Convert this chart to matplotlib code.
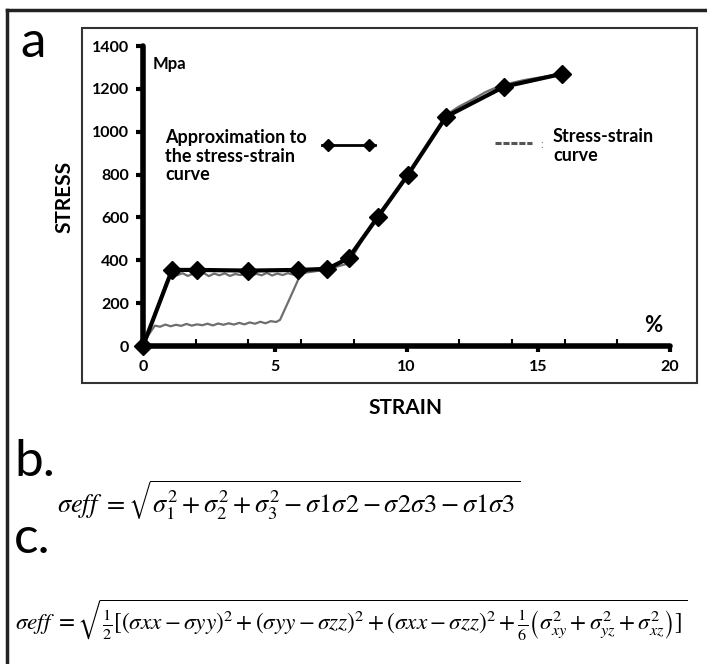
import numpy as np
import matplotlib
matplotlib.use('Agg')
import matplotlib.pyplot as plt
from matplotlib.lines import Line2D
from matplotlib.patches import Rectangle

plt.rcParams['font.family'] = ['Lato', 'DejaVu Sans']
plt.rcParams['mathtext.fontset'] = 'stix'

# Approximation to the stress-strain curve (diamond markers)
approx_strain = [0, 1.1, 2.05, 4.0, 5.9, 7.0, 7.8, 8.9, 10.06, 11.5, 13.7, 15.9]
approx_stress = [0, 355, 355, 352, 355, 360, 410, 600, 800, 1070, 1210, 1270]

# Measured stress-strain curve, loading branch
load_strain = [0, 0.3, 0.6, 0.9, 1.1, 1.3, 1.5, 1.7, 1.9, 2.1, 2.3, 2.5, 2.7, 2.9, 3.1,
               3.3, 3.5, 3.7, 3.9, 4.1, 4.3, 4.5, 4.7, 4.9, 5.1, 5.3, 5.5, 5.7, 5.9,
               6.2, 6.6, 7.0, 7.4, 7.8, 8.3, 8.9, 9.5, 10.1, 10.8, 11.5, 12.0, 12.5,
               13.0, 13.5, 14.0, 14.5, 15.0, 15.5, 15.9]
load_stress = [0, 95, 200, 300, 338, 330, 340, 327, 337, 329, 341, 326, 338, 330, 339,
               327, 336, 331, 340, 328, 337, 330, 341, 329, 338, 331, 340, 333, 341,
               343, 350, 356, 372, 385, 490, 612, 700, 808, 940, 1078, 1118, 1150,
               1185, 1212, 1228, 1242, 1252, 1262, 1268]

# Measured stress-strain curve, lower branch
low_strain = [0, 0.2, 0.45, 0.65, 0.85, 1.05, 1.25, 1.45, 1.65, 1.85, 2.05, 2.25, 2.45,
              2.65, 2.85, 3.05, 3.25, 3.45, 3.65, 3.85, 4.05, 4.25, 4.45, 4.65, 4.85,
              5.05, 5.2, 5.6, 6.0]
low_stress = [0, 50, 95, 90, 100, 92, 99, 94, 103, 95, 101, 97, 104, 96, 105, 99, 106,
              100, 108, 101, 110, 104, 113, 106, 116, 112, 122, 230, 340]

W, H = 707, 664
fig = plt.figure(figsize=(W / 100, H / 100), dpi=100)


def fx(px):
    return px / W


def fy(py):
    return 1 - py / H


# outer frame (top + left only visible)
fig.add_artist(Line2D([fx(7), fx(707)], [fy(10), fy(10)], color='#222222', lw=2.5))
fig.add_artist(Line2D([fx(7), fx(7)], [fy(10), fy(664)], color='#222222', lw=2.5))

# chart frame
fig.add_artist(Rectangle((fx(82), fy(383)), fx(697) - fx(82), fy(28) - fy(383),
                         transform=fig.transFigure, fill=False, ec='#333333', lw=1.5))

ax = fig.add_axes([fx(143), fy(346), (670 - 143) / W, 300 / H])
ax.set_xlim(0, 20)
ax.set_ylim(0, 1400)
for s in ['top', 'right']:
    ax.spines[s].set_visible(False)
for s in ['left', 'bottom']:
    ax.spines[s].set_linewidth(4)
    ax.spines[s].set_capstyle('round')

ax.plot(low_strain, low_stress, color='#6e6e6e', lw=1.6, clip_on=False)
ax.plot(load_strain, load_stress, color='#6e6e6e', lw=1.6, clip_on=False)
ax.plot(approx_strain, approx_stress, color='black', lw=3, marker='D',
        markersize=9.5, clip_on=False, zorder=5)

ax.set_xticks([0, 5, 10, 15, 20])
ax.set_xticks(np.arange(2, 20, 2), minor=True)
ax.set_yticks(np.arange(0, 1401, 200))
ax.tick_params(axis='x', which='major', direction='out', length=4, width=3, pad=6,
               labelsize=11.5)
ax.tick_params(axis='x', which='minor', direction='in', length=5, width=1.5)
ax.tick_params(axis='y', which='major', direction='out', length=5, width=3, pad=5,
               labelsize=11.5)
for lab in ax.get_xticklabels() + ax.get_yticklabels():
    lab.set_fontweight('bold')

fig.text(fx(64), fy(197), 'STRESS', rotation=90, ha='center', va='center',
         fontsize=15, fontweight='bold')
fig.text(fx(405), fy(408), 'STRAIN', ha='center', va='center', fontsize=15,
         fontweight='bold')
fig.text(fx(153), fy(64), 'Mpa', ha='left', va='center', fontsize=12, fontweight='bold')
fig.text(fx(653), fy(326), '%', ha='center', va='center', fontsize=16, fontweight='bold')

# legend
fig.text(fx(165), fy(156), 'Approximation to\nthe stress-strain\ncurve', ha='left',
         va='center', fontsize=13, fontweight='bold', linespacing=1.1)
fig.add_artist(Line2D([fx(322), fx(375)], [fy(145), fy(145)], color='black', lw=2))
fig.add_artist(Line2D([fx(328), fx(369)], [fy(145), fy(145)], color='black', lw=0,
                      marker='D', markersize=6))
fig.add_artist(Line2D([fx(495), fx(532)], [fy(143), fy(143)], color='#555555', lw=2.2,
                      ls=(0, (2, 0.6))))
fig.text(fx(542), fy(145), ':', ha='center', va='center', fontsize=8, color='#777777')
fig.text(fx(553), fy(146), 'Stress-strain\ncurve', ha='left', va='center',
         fontsize=13, fontweight='bold', linespacing=1.1)

# panel letters
fig.text(fx(20), fy(57), 'a', ha='left', va='baseline', fontsize=37)
fig.text(fx(14), fy(476), 'b.', ha='left', va='baseline', fontsize=37)
fig.text(fx(14), fy(553), 'c.', ha='left', va='baseline', fontsize=37)

eq_b = (r'$\sigma eff\ = \sqrt{\sigma_1^2+\sigma_2^2+\sigma_3^2-\sigma 1\sigma 2'
        r'-\sigma 2\sigma 3-\sigma 1\sigma 3}$')
eq_c = (r'$\sigma eff\ = \sqrt{\frac{1}{2}[(\sigma xx-\sigma yy)^2+(\sigma yy-\sigma zz)^2'
        r'+(\sigma xx-\sigma zz)^2+\frac{1}{6}\left(\sigma_{xy}^2+\sigma_{yz}^2'
        r'+\sigma_{xz}^2\right)]}$')
fig.text(fx(57), fy(500), eq_b, ha='left', va='center', fontsize=19)
fig.text(fx(15), fy(620), eq_c, ha='left', va='center', fontsize=16.7)

fig.savefig('out.png', dpi=100)
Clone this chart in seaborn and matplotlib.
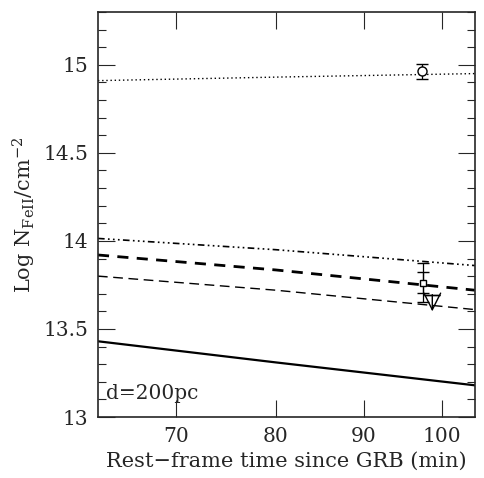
import numpy as np
import pandas as pd
import matplotlib
matplotlib.use("Agg")
import matplotlib.pyplot as plt
from matplotlib.ticker import FixedLocator, NullLocator, MultipleLocator
import seaborn as sns

# model curves (x in min, y in log N)
t_model = [63.0, 80.0, 104.5]
n_dotted = [14.91, 14.93, 14.95]
n_dashdot = [14.014, 13.95, 13.86]
n_thick_dash = [13.92, 13.835, 13.72]
n_thin_dash = [13.80, 13.72, 13.61]
n_solid = [13.43, 13.31, 13.18]

# observations
t_obs = [97.3, 97.5]
n_obs = [14.962, 13.762]
n_err = [0.04, 0.11]
n_err_inner = [0.0, 0.06]
t_limit = 98.7
n_limit = 13.695
n_limit_tip = 13.60

sns.set_style("ticks")
plt.rcParams["font.family"] = ["DejaVu Serif"]
plt.rcParams["mathtext.fontset"] = "dejavuserif"

fig = plt.figure(figsize=(4.85, 4.78), dpi=100)
ax = fig.add_axes([0.202, 0.1276, 0.777, 0.8474])

styles = [
    (n_dotted, (0, (1, 2)), 1.0),
    (n_dashdot, (0, (4, 2, 1, 2, 1, 2, 1, 2)), 1.2),
    (n_thick_dash, (0, (4, 3)), 2.0),
    (n_thin_dash, (0, (7, 4)), 1.0),
    (n_solid, "-", 1.6),
]
for vals, ls, lw in styles:
    sns.lineplot(x=t_model, y=vals, ax=ax, color="black", linestyle=ls,
                 linewidth=lw, legend=False)

ax.errorbar(t_obs[0], n_obs[0], yerr=n_err[0], fmt="o", mfc="white",
            mec="black", color="black", ms=6.5, capsize=4, lw=0.9, zorder=5)
ax.errorbar(t_obs[1], n_obs[1], yerr=n_err[1], fmt="s", mfc="white",
            mec="black", color="black", ms=4, capsize=4, lw=0.9, zorder=5)
ax.errorbar(t_obs[1], n_obs[1], yerr=n_err_inner[1], fmt="none",
            color="black", capsize=4, lw=0.9, zorder=5)
ax.errorbar(t_limit, n_limit, yerr=[[0.0], [0.0]], fmt="none",
            color="black", capsize=6, lw=0.9)
ax.annotate("", xy=(t_limit, n_limit_tip), xytext=(t_limit, n_limit),
            arrowprops=dict(arrowstyle="->,head_length=0.6,head_width=0.3",
                            lw=1.0, color="black", mutation_scale=20,
                            shrinkA=0, shrinkB=0))

ax.set_xscale("log")
ax.set_xlim(63.0, 104.5)
ax.set_ylim(13, 15.3)
ax.xaxis.set_major_locator(FixedLocator([70, 80, 90, 100]))
ax.xaxis.set_minor_locator(NullLocator())
ax.set_xticklabels(["70", "80", "90", "100"])
ax.yaxis.set_major_locator(FixedLocator([13, 13.5, 14, 14.5, 15]))
ax.set_yticklabels(["13", "13.5", "14", "14.5", "15"])
ax.yaxis.set_minor_locator(MultipleLocator(0.1))

ax.tick_params(which="both", direction="in", top=True, right=True,
               labelsize=14.5, width=0.8)
ax.tick_params(which="major", length=12, pad=7)
ax.tick_params(which="minor", length=6)
for s in ax.spines.values():
    s.set_linewidth(1.2)

ax.set_xlabel("Rest\u2212frame time since GRB (min)", fontsize=15, labelpad=4)
ax.set_ylabel(r"Log N$_{\mathregular{FeII}}$/cm$^{-2}$", fontsize=15,
              labelpad=4)
ax.text(0.02, 0.045, "d=200pc", transform=ax.transAxes, fontsize=14.5)

fig.savefig("out.png", dpi=100)
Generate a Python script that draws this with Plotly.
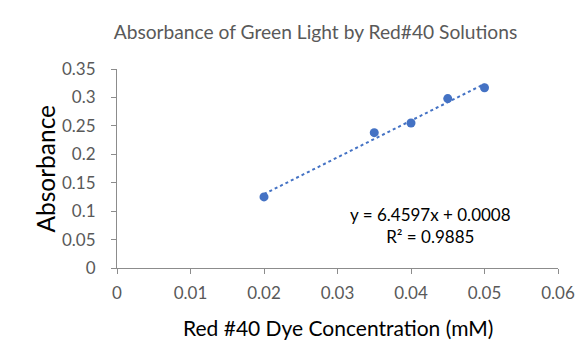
import plotly.graph_objects as go

conc = [0.02, 0.035, 0.04, 0.045, 0.05]
absorb = [0.125, 0.238, 0.255, 0.298, 0.317]
slope = 6.4597
intercept = 0.0008
r2 = 0.9885
x_ticks = [0, 0.01, 0.02, 0.03, 0.04, 0.05, 0.06]
y_ticks = [0, 0.05, 0.1, 0.15, 0.2, 0.25, 0.3, 0.35]

blue = "#4472C4"
gray = "#595959"
axis_col = "#8c8c8c"
font = "Lato"

trend_x = [min(conc), max(conc)]
trend_y = [slope * x + intercept for x in trend_x]

fig = go.Figure()
fig.add_trace(go.Scatter(x=trend_x, y=trend_y, mode="lines",
                         line=dict(color=blue, width=2, dash="dot"),
                         showlegend=False, hoverinfo="skip"))
fig.add_trace(go.Scatter(x=conc, y=absorb, mode="markers",
                         marker=dict(color=blue, size=9),
                         showlegend=False))

# trendline equation
fig.add_annotation(x=0.0427, y=0.074, xref="x", yref="y",
                   text=f"y = {slope}x + {intercept}<br>R² = {r2}",
                   showarrow=False, align="center",
                   font=dict(family=font, size=17, color="black"))
# axis titles
fig.add_annotation(x=-0.163, y=0.5, xref="paper", yref="paper",
                   text="Absorbance", textangle=-90, showarrow=False,
                   xanchor="center", yanchor="middle",
                   font=dict(family=font, size=24.5, color="black"))
fig.add_annotation(x=0.5, y=-0.2965, xref="paper", yref="paper",
                   text="Red #40 Dye Concentration (mM)", showarrow=False,
                   xanchor="center", yanchor="middle",
                   font=dict(family=font, size=21, color="black"))

fig.update_layout(
    width=586, height=362,
    margin=dict(l=109, r=36, t=61, b=102, autoexpand=False),
    paper_bgcolor="white", plot_bgcolor="white",
    title=dict(text="Absorbance of Green Light by Red#40 Solutions",
               x=0.5247, xanchor="center", y=0.934, yanchor="middle",
               font=dict(family=font, size=19.2, color=gray)),
    font=dict(family=font),
)
fig.update_xaxes(range=[0, 0.06], tickvals=x_ticks, ticktext=[f"{v:g}" for v in x_ticks],
                 showgrid=False, zeroline=False, showline=True, linecolor=axis_col,
                 ticks="outside", ticklen=5, tickcolor=axis_col, automargin=False,
                 ticklabelstandoff=5,
                 tickfont=dict(family=font, size=17, color=gray))
fig.update_yaxes(range=[0, 0.35], tickvals=y_ticks, ticktext=[f"{v:g}" for v in y_ticks],
                 showgrid=False, zeroline=False, showline=True, linecolor=axis_col,
                 ticks="outside", ticklen=5, tickcolor=axis_col, automargin=False,
                 ticklabelstandoff=12,
                 tickfont=dict(family=font, size=17, color=gray))

fig.write_html("out.html")
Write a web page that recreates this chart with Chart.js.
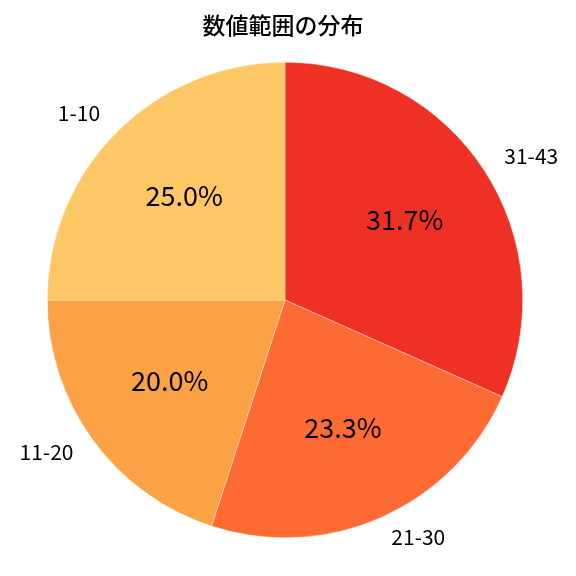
<!DOCTYPE html>
<html>
<head>
<meta charset="utf-8">
<script src="https://cdn.jsdelivr.net/npm/chart.js@4"></script>
<style>
  html, body { margin: 0; padding: 0; background: #fff; }
  canvas { display: block; }
</style>
</head>
<body>
<canvas id="pie" width="576" height="576"></canvas>
<script>
// ---------------- DATA ----------------
const labels = ["31-43", "21-30", "11-20", "1-10"];
const counts = [19, 14, 12, 15];
const colors = ["#EE3124", "#FE6A33", "#FBA146", "#FDC766"];
const title = "数値範囲の分布";

const FONT = "'Noto Sans CJK JP', 'Noto Sans', sans-serif";
const total = counts.reduce((a, b) => a + b, 0);

// draws outside labels, inside percentages and the title
const pieText = {
    id: "pieText",
    afterDatasetsDraw(chart) {
        const ctx = chart.ctx;
        const arcs = chart.getDatasetMeta(0).data;
        ctx.save();
        ctx.fillStyle = "#000";
        ctx.textBaseline = "middle";
        arcs.forEach((arc, i) => {
            const mid = (arc.startAngle + arc.endAngle) / 2;
            const r = arc.outerRadius;
            // label at 1.1 r
            const lx = arc.x + Math.cos(mid) * r * 1.1;
            const ly = arc.y + Math.sin(mid) * r * 1.1;
            ctx.font = "21px " + FONT;
            ctx.textAlign = Math.cos(mid) >= 0 ? "left" : "right";
            ctx.fillText(labels[i], lx, ly - 2);
            // percentage at 0.6 r
            const px = arc.x + Math.cos(mid) * r * 0.6;
            const py = arc.y + Math.sin(mid) * r * 0.6;
            ctx.font = "27px " + FONT;
            ctx.textAlign = "center";
            ctx.fillText((counts[i] / total * 100).toFixed(1) + "%", px, py - 3);
        });
        ctx.font = "500 23px " + FONT;
        ctx.textAlign = "center";
        ctx.fillText(title, 283, 25);
        ctx.restore();
    }
};

new Chart(document.getElementById("pie"), {
    type: "pie",
    data: {
        labels: labels,
        datasets: [{
            data: counts,
            backgroundColor: colors,
            borderColor: "rgba(255,255,255,0.6)",
            borderWidth: 0.6
        }]
    },
    options: {
        responsive: false,
        animation: false,
        layout: { padding: { left: 47, right: 53, top: 62, bottom: 38 } },
        plugins: {
            legend: { display: false },
            tooltip: { enabled: false },
            title: { display: false }
        }
    },
    plugins: [pieText]
});
</script>
</body>
</html>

====================

## Exercise requirements
Please repeat exactly the data above from its first line to the line that contains "return 1 - py / H", inclusive, and leave every picture out.

## Answer to this task
Convert this chart to matplotlib code.
import numpy as np
import matplotlib
matplotlib.use('Agg')
import matplotlib.pyplot as plt
from matplotlib.lines import Line2D
from matplotlib.patches import Rectangle

plt.rcParams['font.family'] = ['Lato', 'DejaVu Sans']
plt.rcParams['mathtext.fontset'] = 'stix'

# Approximation to the stress-strain curve (diamond markers)
approx_strain = [0, 1.1, 2.05, 4.0, 5.9, 7.0, 7.8, 8.9, 10.06, 11.5, 13.7, 15.9]
approx_stress = [0, 355, 355, 352, 355, 360, 410, 600, 800, 1070, 1210, 1270]

# Measured stress-strain curve, loading branch
load_strain = [0, 0.3, 0.6, 0.9, 1.1, 1.3, 1.5, 1.7, 1.9, 2.1, 2.3, 2.5, 2.7, 2.9, 3.1,
               3.3, 3.5, 3.7, 3.9, 4.1, 4.3, 4.5, 4.7, 4.9, 5.1, 5.3, 5.5, 5.7, 5.9,
               6.2, 6.6, 7.0, 7.4, 7.8, 8.3, 8.9, 9.5, 10.1, 10.8, 11.5, 12.0, 12.5,
               13.0, 13.5, 14.0, 14.5, 15.0, 15.5, 15.9]
load_stress = [0, 95, 200, 300, 338, 330, 340, 327, 337, 329, 341, 326, 338, 330, 339,
               327, 336, 331, 340, 328, 337, 330, 341, 329, 338, 331, 340, 333, 341,
               343, 350, 356, 372, 385, 490, 612, 700, 808, 940, 1078, 1118, 1150,
               1185, 1212, 1228, 1242, 1252, 1262, 1268]

# Measured stress-strain curve, lower branch
low_strain = [0, 0.2, 0.45, 0.65, 0.85, 1.05, 1.25, 1.45, 1.65, 1.85, 2.05, 2.25, 2.45,
              2.65, 2.85, 3.05, 3.25, 3.45, 3.65, 3.85, 4.05, 4.25, 4.45, 4.65, 4.85,
              5.05, 5.2, 5.6, 6.0]
low_stress = [0, 50, 95, 90, 100, 92, 99, 94, 103, 95, 101, 97, 104, 96, 105, 99, 106,
              100, 108, 101, 110, 104, 113, 106, 116, 112, 122, 230, 340]

W, H = 707, 664
fig = plt.figure(figsize=(W / 100, H / 100), dpi=100)


def fx(px):
    return px / W


def fy(py):
    return 1 - py / H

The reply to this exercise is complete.